Key points:

  • Dollar-yen hits session high of ¥159.80
  • ¥160.00 intervention threshold in sight
  • Resistance looms at ¥160.50 channel boundary

Japan’s economy is looking at fresh pressures as it imports virtually all of its oil and gas. And these two are hot commodities right now.

🗾 ¥159.80 and Climbing. ¥160 Ahead?

  • The USD/JPY pair pushed to a session high of ¥159.80 early Monday as war jitters reshuffled FX priorities and dollar demand reasserted itself across the board.
  • The pair is chasing the ¥160.00 level, a threshold that Japanese monetary authorities have previously used as a trigger point for intervention or intervention threats. Every tick above ¥159.50 is a tick into territory that makes Tokyo uncomfortable.
  • Currency intervention occurs when a central bank or finance ministry directly buys or sells its own currency in the open market to influence the exchange rate. Japan has intervened multiple times in recent years when the dollar-yen approached or exceeded ¥160.
  • The previous intervention zone sits at ¥161.90, hit in early July, giving the current move a clear historical reference point. Markets are not in uncharted territory yet, but they are approaching the outer boundary of where Japan has historically tolerated dollar strength before acting.

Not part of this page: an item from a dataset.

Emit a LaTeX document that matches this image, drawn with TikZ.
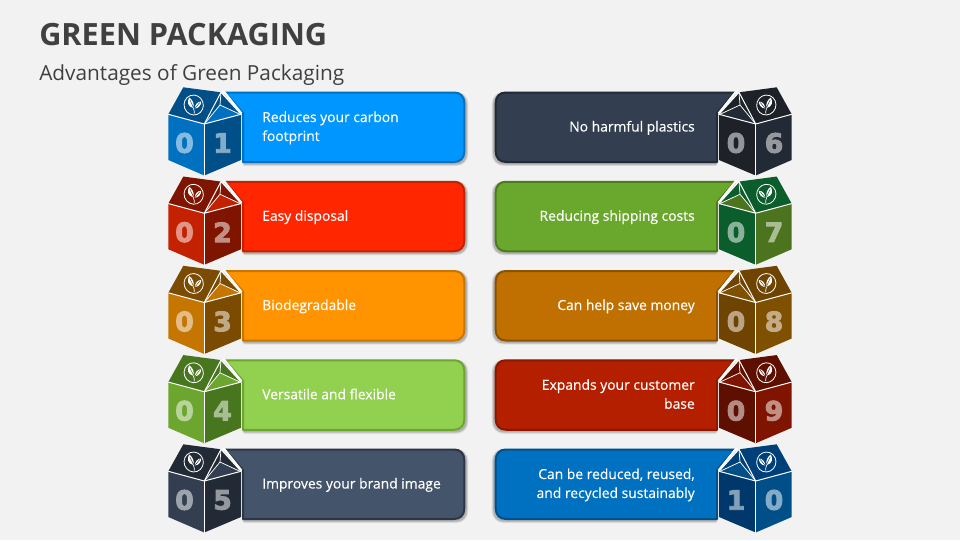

📐 The Technical Picture Has a Ceiling

  • Beyond the ¥160.00 psychological level, the more precise technical resistance sits at ¥160.50, where the upper boundary of a descending channel is expected to cap the advance.
  • Descending channels form when an asset makes a series of lower highs and lower lows contained within two parallel downward-sloping lines. The upper boundary represents where sellers have consistently overwhelmed buyers in prior attempts to break higher.
  • Resistance at a channel boundary combined with a known intervention threshold in the same price zone creates a double ceiling that is technically and politically reinforced.
  • A rejection at ¥160.50 would confirm that structure remains intact and that the current move is a rally within a broader range rather than a breakout to new highs.

⛽ Japan’s Oil Problem Is the Yen’s Problem

  • The fundamental driver behind yen weakness right now is straightforward and structurally punishing. Japan imports virtually all of its oil and natural gas, meaning the country must convert yen into dollars to pay for energy on global markets.
  • When oil sits near $113 a barrel and gas prices are surging, Japan’s import bill expands dramatically, creating sustained mechanical selling pressure on the yen that no amount of verbal intervention fully offsets.
  • The current account dynamic matters here. Japan’s trade balance deteriorates when energy prices spike because import costs rise faster than export revenues can compensate.
  • A weaker current account means less demand for yen from overseas buyers of Japanese goods, removing one of the natural support mechanisms that typically cushions the currency during periods of global stress.
  • The Bank of Japan finds itself in an increasingly uncomfortable position. Rate hikes would strengthen the yen and ease import cost pressures, but they would also slow an economy already absorbing an energy shock it did not choose.